[Directions for this task]: Write again exactly the lines in the listing below, starting at the line with "Write the React, TypeScript" and ending at the line with "const successRate = [64.3, 56.0, 54.2, 51.7, 46.4];", both included. Pictures are not copied.

[Dataset excerpts]:
↓↓↓

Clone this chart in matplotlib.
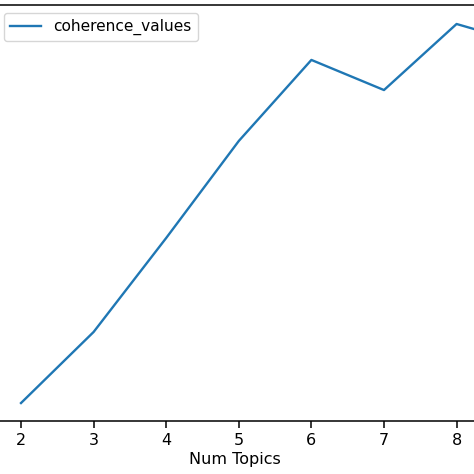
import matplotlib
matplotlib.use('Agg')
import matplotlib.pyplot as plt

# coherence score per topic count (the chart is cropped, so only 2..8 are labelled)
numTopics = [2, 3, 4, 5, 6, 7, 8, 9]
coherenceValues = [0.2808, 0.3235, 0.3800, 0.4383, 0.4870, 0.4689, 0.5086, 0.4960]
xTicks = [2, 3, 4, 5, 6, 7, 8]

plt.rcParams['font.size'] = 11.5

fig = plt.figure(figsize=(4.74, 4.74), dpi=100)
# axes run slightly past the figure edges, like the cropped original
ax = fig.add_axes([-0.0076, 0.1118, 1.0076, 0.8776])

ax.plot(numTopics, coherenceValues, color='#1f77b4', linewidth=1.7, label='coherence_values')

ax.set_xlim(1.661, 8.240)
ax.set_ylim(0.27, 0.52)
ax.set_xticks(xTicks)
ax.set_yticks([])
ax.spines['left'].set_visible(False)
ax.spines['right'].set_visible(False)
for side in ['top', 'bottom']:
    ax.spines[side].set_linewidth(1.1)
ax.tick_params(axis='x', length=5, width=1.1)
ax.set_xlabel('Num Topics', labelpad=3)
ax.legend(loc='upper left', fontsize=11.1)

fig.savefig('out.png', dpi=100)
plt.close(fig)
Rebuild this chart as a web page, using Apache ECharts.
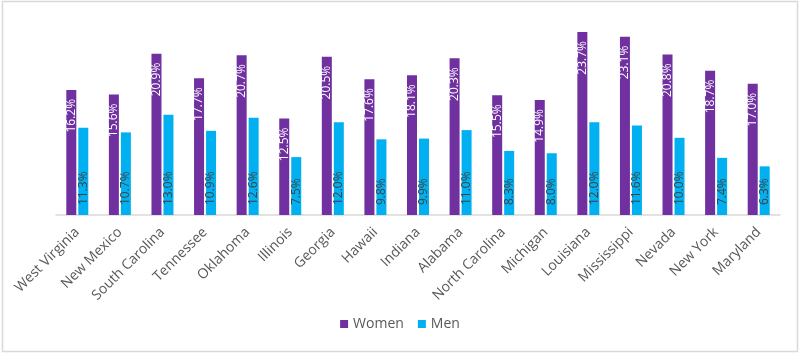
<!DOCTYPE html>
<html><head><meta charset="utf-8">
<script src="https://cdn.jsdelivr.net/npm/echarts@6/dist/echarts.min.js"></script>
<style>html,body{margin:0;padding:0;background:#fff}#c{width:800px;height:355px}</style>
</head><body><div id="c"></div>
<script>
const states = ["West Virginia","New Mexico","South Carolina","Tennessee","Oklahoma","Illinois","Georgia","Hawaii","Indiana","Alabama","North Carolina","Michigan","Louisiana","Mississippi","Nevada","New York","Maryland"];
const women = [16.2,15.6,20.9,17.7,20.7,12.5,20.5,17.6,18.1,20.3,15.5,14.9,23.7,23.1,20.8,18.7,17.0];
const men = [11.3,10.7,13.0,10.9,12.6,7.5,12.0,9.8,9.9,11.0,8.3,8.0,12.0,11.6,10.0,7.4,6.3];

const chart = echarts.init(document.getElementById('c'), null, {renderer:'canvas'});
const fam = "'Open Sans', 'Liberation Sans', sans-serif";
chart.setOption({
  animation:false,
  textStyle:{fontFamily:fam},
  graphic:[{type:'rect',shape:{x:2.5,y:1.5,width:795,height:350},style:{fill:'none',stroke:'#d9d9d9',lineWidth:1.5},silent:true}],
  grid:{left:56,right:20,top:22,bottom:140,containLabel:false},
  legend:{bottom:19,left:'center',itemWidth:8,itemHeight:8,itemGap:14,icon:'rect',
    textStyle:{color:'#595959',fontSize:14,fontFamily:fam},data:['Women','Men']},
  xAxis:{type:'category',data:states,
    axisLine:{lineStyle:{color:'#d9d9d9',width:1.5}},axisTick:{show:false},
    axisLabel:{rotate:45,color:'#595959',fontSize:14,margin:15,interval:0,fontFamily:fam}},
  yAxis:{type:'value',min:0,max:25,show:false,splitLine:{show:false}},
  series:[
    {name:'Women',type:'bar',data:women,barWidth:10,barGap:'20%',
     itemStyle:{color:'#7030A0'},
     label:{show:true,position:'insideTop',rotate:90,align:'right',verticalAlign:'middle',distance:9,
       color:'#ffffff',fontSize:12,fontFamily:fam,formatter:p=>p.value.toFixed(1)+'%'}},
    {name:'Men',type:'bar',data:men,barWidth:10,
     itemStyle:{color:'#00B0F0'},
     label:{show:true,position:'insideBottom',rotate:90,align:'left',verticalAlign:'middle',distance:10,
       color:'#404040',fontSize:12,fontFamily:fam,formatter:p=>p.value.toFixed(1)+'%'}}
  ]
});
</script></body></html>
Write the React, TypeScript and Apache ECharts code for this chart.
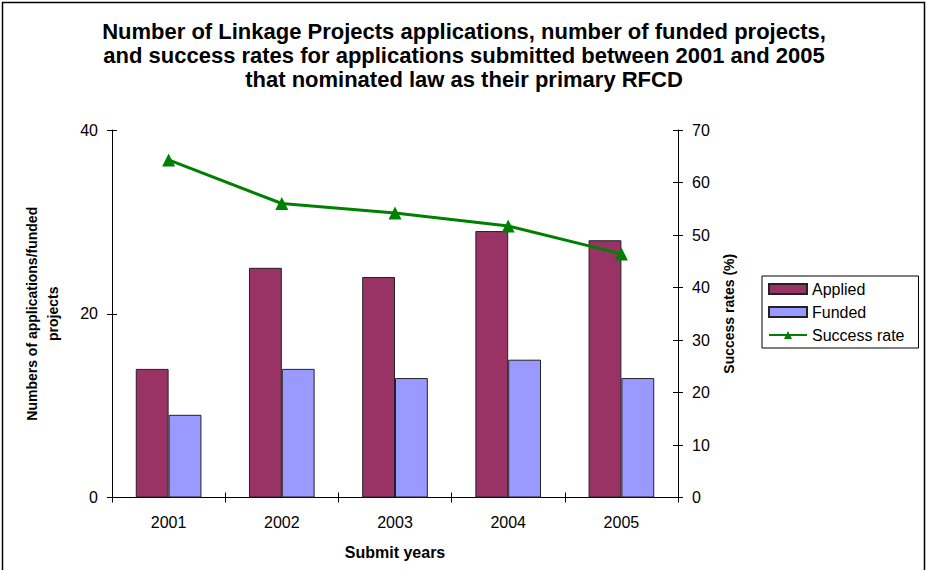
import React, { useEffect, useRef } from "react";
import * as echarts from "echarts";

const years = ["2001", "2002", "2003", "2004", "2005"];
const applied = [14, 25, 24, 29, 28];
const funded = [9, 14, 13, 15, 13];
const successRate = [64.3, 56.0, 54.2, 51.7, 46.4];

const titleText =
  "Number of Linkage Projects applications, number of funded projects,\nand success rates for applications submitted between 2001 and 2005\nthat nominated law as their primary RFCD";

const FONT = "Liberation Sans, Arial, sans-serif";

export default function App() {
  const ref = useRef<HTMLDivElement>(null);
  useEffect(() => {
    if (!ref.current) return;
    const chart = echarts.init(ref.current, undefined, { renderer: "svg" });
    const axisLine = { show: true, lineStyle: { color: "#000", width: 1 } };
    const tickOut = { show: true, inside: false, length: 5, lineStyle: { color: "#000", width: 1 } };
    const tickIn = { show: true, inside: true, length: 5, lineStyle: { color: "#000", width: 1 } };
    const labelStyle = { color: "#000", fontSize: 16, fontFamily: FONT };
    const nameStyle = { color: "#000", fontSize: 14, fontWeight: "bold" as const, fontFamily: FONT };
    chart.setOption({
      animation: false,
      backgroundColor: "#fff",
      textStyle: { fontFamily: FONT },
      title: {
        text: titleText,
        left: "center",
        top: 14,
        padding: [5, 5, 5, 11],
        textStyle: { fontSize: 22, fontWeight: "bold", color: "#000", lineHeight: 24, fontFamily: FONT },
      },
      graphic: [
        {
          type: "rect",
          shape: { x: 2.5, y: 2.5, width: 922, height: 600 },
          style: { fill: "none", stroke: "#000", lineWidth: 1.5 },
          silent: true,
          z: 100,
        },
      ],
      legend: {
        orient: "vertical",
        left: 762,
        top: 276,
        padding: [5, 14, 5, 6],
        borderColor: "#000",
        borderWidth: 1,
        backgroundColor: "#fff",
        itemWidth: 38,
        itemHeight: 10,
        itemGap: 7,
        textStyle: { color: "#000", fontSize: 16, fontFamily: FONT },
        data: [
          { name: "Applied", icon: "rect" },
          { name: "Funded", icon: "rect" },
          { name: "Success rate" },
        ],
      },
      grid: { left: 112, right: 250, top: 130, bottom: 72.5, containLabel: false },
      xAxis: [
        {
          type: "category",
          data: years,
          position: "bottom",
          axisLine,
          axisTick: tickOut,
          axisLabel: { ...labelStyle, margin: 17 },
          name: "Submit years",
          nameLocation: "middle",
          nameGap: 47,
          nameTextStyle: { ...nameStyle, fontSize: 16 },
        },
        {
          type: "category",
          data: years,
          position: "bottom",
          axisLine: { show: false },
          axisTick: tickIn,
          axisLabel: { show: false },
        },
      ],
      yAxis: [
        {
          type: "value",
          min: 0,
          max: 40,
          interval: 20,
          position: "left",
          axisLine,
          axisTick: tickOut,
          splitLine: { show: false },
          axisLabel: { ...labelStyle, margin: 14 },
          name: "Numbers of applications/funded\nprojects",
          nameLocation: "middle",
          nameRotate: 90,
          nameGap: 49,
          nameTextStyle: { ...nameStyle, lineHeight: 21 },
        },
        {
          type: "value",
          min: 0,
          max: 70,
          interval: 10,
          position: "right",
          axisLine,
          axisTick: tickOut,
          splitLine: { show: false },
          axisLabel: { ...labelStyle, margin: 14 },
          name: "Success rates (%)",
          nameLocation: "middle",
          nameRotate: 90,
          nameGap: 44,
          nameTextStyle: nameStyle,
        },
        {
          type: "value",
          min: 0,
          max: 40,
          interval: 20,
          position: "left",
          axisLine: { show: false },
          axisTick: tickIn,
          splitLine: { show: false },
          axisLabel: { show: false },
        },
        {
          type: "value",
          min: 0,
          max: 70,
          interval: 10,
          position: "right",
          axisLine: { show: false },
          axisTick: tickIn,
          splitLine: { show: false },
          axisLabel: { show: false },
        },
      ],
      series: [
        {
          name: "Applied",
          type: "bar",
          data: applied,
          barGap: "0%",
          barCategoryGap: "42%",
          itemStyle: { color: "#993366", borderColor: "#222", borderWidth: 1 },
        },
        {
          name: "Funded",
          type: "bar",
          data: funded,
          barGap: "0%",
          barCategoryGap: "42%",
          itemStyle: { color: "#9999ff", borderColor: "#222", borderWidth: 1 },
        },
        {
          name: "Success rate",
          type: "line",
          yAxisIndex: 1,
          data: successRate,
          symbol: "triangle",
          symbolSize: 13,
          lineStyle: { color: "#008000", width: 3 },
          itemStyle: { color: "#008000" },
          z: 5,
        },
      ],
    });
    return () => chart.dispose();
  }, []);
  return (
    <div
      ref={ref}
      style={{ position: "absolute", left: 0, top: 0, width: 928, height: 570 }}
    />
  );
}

↑↑↑

[Output below]:
Write the React, TypeScript and Apache ECharts code for this chart.
import React, { useEffect, useRef } from "react";
import * as echarts from "echarts";

const years = ["2001", "2002", "2003", "2004", "2005"];
const applied = [14, 25, 24, 29, 28];
const funded = [9, 14, 13, 15, 13];
const successRate = [64.3, 56.0, 54.2, 51.7, 46.4];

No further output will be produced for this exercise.